Yeah, CPO warranties are theater. At my company we audit vendor contracts — Porsche's exclusions are brutal. Check your paperwork for: wear items (brakes, pads), maintenance intervals they claim you missed, and "prior condition" loopholes. Get a second opinion from an independent Porsche shop before paying Porsche directly. You might have a dealer fraud case if they misrepresented coverage.

Mar 23

Yeah, CPO warranties on luxury cars are basically theater. Saw this with our company cars.

Mar 23

Yeah, CPO warranties are basically expensive theater—saw a buddy drop $6K on a BMW CPO plan that somehow didn't cover his transmission fluid, which apparently isn't a 'fluid' to them.

Mar 23

Wait—what specific issue triggered the $4.2K bill? Is it something the CPO inspection should've caught, or did something break that wasn't covered under their warranty terms? That distinction matters for whether you have pushback leverage.

Mar 23

Yeah, this is the CPO trap. Got my partner into a similar situation with a Range Rover — $6K markup, warranty supposedly covered drivetrain.
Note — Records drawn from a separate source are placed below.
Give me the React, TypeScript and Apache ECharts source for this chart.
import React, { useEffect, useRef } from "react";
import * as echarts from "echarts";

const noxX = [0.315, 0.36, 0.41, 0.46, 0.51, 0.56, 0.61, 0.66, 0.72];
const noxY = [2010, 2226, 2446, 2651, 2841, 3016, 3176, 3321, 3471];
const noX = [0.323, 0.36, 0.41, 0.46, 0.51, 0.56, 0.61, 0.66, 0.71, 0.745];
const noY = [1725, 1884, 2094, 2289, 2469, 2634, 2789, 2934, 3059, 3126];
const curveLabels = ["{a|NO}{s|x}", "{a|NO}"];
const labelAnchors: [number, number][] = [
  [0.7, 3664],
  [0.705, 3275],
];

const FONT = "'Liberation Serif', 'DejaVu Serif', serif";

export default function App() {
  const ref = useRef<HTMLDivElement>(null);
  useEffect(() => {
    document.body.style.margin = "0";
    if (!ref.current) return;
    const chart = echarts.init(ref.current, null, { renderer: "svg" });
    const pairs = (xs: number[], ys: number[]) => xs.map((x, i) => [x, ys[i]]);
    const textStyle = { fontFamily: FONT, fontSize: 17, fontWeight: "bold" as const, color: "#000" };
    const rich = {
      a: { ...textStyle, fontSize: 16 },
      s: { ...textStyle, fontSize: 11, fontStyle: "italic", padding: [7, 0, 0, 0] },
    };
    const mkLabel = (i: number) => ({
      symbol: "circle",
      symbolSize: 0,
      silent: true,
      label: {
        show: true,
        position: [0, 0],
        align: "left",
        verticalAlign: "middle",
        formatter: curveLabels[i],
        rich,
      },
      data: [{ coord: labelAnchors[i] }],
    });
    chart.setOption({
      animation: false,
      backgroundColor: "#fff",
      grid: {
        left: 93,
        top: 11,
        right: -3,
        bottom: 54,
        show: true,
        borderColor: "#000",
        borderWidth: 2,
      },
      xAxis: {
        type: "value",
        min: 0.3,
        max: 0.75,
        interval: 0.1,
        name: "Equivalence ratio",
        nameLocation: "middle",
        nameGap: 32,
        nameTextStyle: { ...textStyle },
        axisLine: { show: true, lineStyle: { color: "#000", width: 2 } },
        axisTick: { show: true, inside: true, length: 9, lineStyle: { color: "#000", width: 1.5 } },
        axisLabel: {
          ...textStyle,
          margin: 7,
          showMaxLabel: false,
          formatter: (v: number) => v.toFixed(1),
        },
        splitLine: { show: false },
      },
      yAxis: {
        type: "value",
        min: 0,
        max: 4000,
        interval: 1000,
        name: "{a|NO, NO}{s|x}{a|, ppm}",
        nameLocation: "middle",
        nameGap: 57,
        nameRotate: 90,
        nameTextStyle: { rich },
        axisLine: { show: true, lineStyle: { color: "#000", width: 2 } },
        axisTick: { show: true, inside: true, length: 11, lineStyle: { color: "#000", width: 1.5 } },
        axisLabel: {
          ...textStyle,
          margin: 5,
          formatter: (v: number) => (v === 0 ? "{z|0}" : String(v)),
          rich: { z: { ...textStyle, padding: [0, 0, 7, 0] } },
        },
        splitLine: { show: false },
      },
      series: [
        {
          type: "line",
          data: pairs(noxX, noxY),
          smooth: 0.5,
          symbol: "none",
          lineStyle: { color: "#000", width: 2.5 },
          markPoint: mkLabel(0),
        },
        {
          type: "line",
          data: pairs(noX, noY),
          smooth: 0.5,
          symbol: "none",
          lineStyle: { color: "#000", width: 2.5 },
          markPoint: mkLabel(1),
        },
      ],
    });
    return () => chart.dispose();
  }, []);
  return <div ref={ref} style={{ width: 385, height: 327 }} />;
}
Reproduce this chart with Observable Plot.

Turns out the inspection missed a failing transmission seal that cost $3.8K to fix because it wasn't catastrophic *yet*. I'd get the full inspection report from Porsche, cross-reference it against the $4.2K bill, and file a complaint with California's Lemon Law office. Not saying you'll win, but dealers bank on people not pushing back.

Mar 23

Yeah, CPO warranties on Porsche are basically theater. Had a 2019 911 Turbo and the warranty excluded basically everything that actually breaks — all the electronics, transmission issues, anything they deem "wear and tear." $4.2K repair should honestly be escalated to Porsche corporate directly, not the dealer. Document everything and file a complaint with CA's Lemon Law arbitration if it's a recurring issue. Don't just eat it.

Mar 23

CPO from dealers is basically extended theater — my buddy got the same Porsche tier coverage and they denied a turbo issue as 'wear and tear' at month four, $6800 out of pocket.

Mar 23

Porsche dealers are notorious for this—my buddy paid $7K markup on a 2020 911, warranty wouldn't cover carbon buildup on the turbos because they classified it as "maintenance," $3.8K out of pocket.